A indústria já passa a atender agilmente aos anseios da sociedade e em breve haverá máscaras e adereços complementares de grife. Máfia chinesa em São Paulo, roubos, assaltos, golpes, invasões de casas em Itaparica, todo mundo estuporado de varíola e antraz. Delírios.

Mas esperem, eis que chega a matéria mostrando um cidadão indignado, que quer manter fechado o aeroporto internacional de Washington por questões de segurança. Não deixa de ter razão, porque de repente um maluco vem de lá e enfia um jatão na Galeria Nacional de Arte, para extirpar um dos maiores acervos da ímpia e dissoluta arte ocidental. Ou então no Capitólio mesmo, até porque já ouvi veicularem a suspeita de que um dos três aviões seqüestrados se dirigia à Casa Branca. Para não falar na possibilidade de jogarem dinamite no colo de Lincoln ou explodirem um caminhão-bomba junto ao obelisco de Washington. Não, não. São delírios.

Como são delírios? Do cidadão que fremia diante do aeroporto Dulles, passa-se agora a mostrar a prisão de vários suspeitos de estarem querendo implodir o edifício mais alto dos Estados Unidos, a Sears Tower, em Chicago.

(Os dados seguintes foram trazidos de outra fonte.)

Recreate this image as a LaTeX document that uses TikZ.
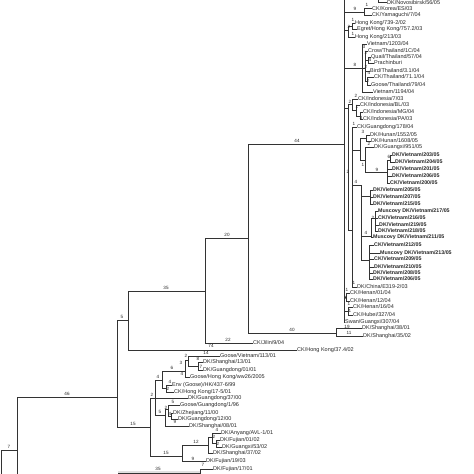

Já prenderam uma porção de gente e aposto que o pessoal que trabalha em escritórios nesse edifício deu para rezar bastante ultimamente. Não só rezar, mas aprovar qualquer medida de segurança, inclusive revista completa à entrada, raios-X do salto do sapato aos óculos (que, por sinal, pode ser feito de um plástico especial, que explode mortalmente, se lhe for aplicado o detonador correto), tevê no banheiro e assim por diante.

Mas isso talvez não preocupe tanto a longo prazo como as conseqüências do que vem ocorrendo. Só o desastre de 11 de setembro, em Nova York, diz aqui um homem do Banco Mundial, vai criar mais dez milhões de miseráveis, dos quais, nós, brasileiros, podemos esperar um quinhão à altura de nossas tradições nesse setor. O citado aeroporto de Washington gera dezenas ou centenas de milhares de empregos, diretos e indiretos. Todo mundo está demitindo todo mundo e não foi estimulante a visão dos funcionários da Embraer postos no olho da rua, assim como prevêem que será o destino de muitos outros.

Tudo indica que a tendência vai ser trocar a liberdade e a privacidade por segurança. Eu mesmo, portador de reputada paranóia, não ando assim com muita vontade de viajar, mesmo numa boca-livre qualquer. Entrar num avião nunca mais vai ser a mesma coisa e, para complicar minha situação, tenho a cara errada em qualquer parte, menos possivelmente aqui pelo Leblon e lá em Itaparica. Na França, tenho cara de árabe e, ainda por cima, falo francês mal, o que, para os franceses, é evidência clara de um cérebro deficiente e de tendências lombrosianas. Nos Estados Unidos, não só eu já tinha cara de hispano (chicano, porto-riquenho, caribenho, é tudo a mesma coisa), como agora também tenho cara de árabe ou indonésio. Na Alemanha, tenho cara de turco. Isso tudo, combinado com a aparência andrajosa que assumo mesmo vestindo um bom terno, torna muito tensa qualquer viagem. E claro que não estou sozinho, pois agora, até antes de entrar num bar de aeroporto, já se pergunta se é freqüentado por muitos americanos — sabe como é, melhor não estar lá, na hora em que o Comando de Defesa da Autodeterminação da Baixa-Eslobóvia mandar para lá um esquadrão suicida, a fim de metralhar todo mundo. Delírios? Viajem vocês, eu fico em casa mesmo, pelo menos enquanto deixarem. E é difícil eu abrir a porta.